Commande publique, traçabilité, fierté : les clés d'une relocalisation durable
Publié par Geoffroy Framery le - mis à jour à
Porté par une vision engagée de l'économie, l'ancien ministre Yves Jégo défend l'idée d'un patriotisme industriel fondé sur la transparence, la commande publique et la mobilisation collective. La souveraineté se construit, au fil d'un projet de société assumé et incarné. Le résumé de sa prise de parole à l'occasion de la matinale d'ouverture des Universités des achats organisés par le CNA ce 18 juin.
Si les entreprises françaises veulent retrouver prise sur leur destin industriel, l'État doit montrer l'exemple. Et cela passe par la manière dont il achète. Avec 2 000 milliards d'euros engagés chaque année dans l'Union européenne, les achats publics constituent un levier d'action économique considérable. Or, selon Yves Jégo, ancien ministre de l'Outre-mer et fondateur de la certification Origine France Garantie, l'Europe continue de tergiverser là où d'autres ont tranché : « Les Américains réservent depuis un siècle la moitié de leurs marchés publics à leurs entreprises. Pourquoi ne pas faire de même en Europe ? »
Ce volontarisme, Yves Jégo le juge non seulement légitime, mais urgent. Il s'agirait non pas de replier l'Europe sur elle-même, mais de permettre à ses industries de massifier leur production, d'amortir plus vite leurs investissements et d'élever leur niveau de compétitivité.

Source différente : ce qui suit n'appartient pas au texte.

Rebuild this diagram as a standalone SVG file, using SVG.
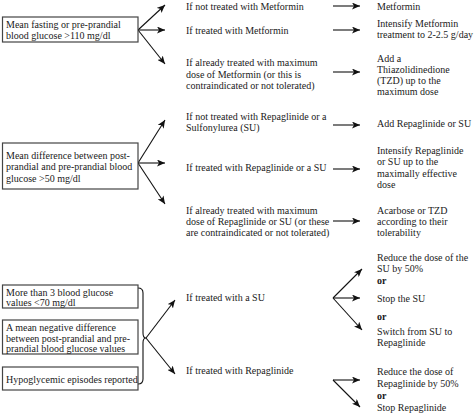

Pour y parvenir, il faut réformer les règles d'attribution des marchés publics, en intégrant des critères d'impact économique local et de traçabilité. Car un produit importé peut être moins cher à court terme, mais il coûte plus cher à la collectivité à long terme.
La transparence comme condition d'un choix éclairé
À l'en croire, l'acheteur français - qu'il soit public, privé ou consommateur - navigue souvent à l'aveugle. « On ne sait pas ce qu'on achète, ni d'où ça vient », martèle-t-il. Un constat d'autant plus inquiétant qu'il freine toute démarche de relocalisation. Sans visibilité sur l'origine, impossible de préférer un produit français ou européen.
Yves Jégo plaide ainsi pour un étiquetage obligatoire généralisé. Marquage du pays de production, traçabilité des composants critiques, transparence sur la transformation manufacturière... Autant d'informations que le consommateur est en droit d'exiger. Et une exhortation dans l'air du temps au regard des prochaines legislations sur le passeport numérique des produits. L'ex-ministre cite l'exemple d'une Renault Trio fabriquée en Turquie, ou d'une Toyota Yaris produite à Valenciennes dans les Hauts de France : sans indication claire, l'acte d'achat perd toute portée économique, et la confusion persiste entre un produit d'une marque française produite à l'autre bout du monde et une produit d'une marque étrangère dont l'usine de fabrication réside dans l'hexagone.
Il propose de renforcer la lisibilité de labels comme Origine France Garantie, mais surtout de ne plus laisser à l'initiative des marques le soin de signaler (ou non) la provenance. Cette transparence est, selon lui, le socle de toute souveraineté industrielle.
Produire ici, c'est faire société
Au-delà des outils, c'est un véritable projet de société que dessine Yves Jégo. Produire en France ne signifie pas seulement maintenir des emplois ou réduire le déficit commercial. C'est aussi redonner du sens à l'acte de produire, réhabiliter l'industrie dans l'imaginaire collectif, restaurer une forme de fierté nationale.
Ce dernier évoque le paradoxe suivant. Alors que la jeunesse se détourne des filières industrielles, la République continue d'ignorer ses entrepreneurs et ses ouvriers dans son récit officiel. "Pas un industriel au Panthéon", fait-il remarquer. Il en appelle à une mobilisation culturelle et sociale, pour sortir l'industrie de son invisibilité et la faire entrer dans le champ de l'admiration collective.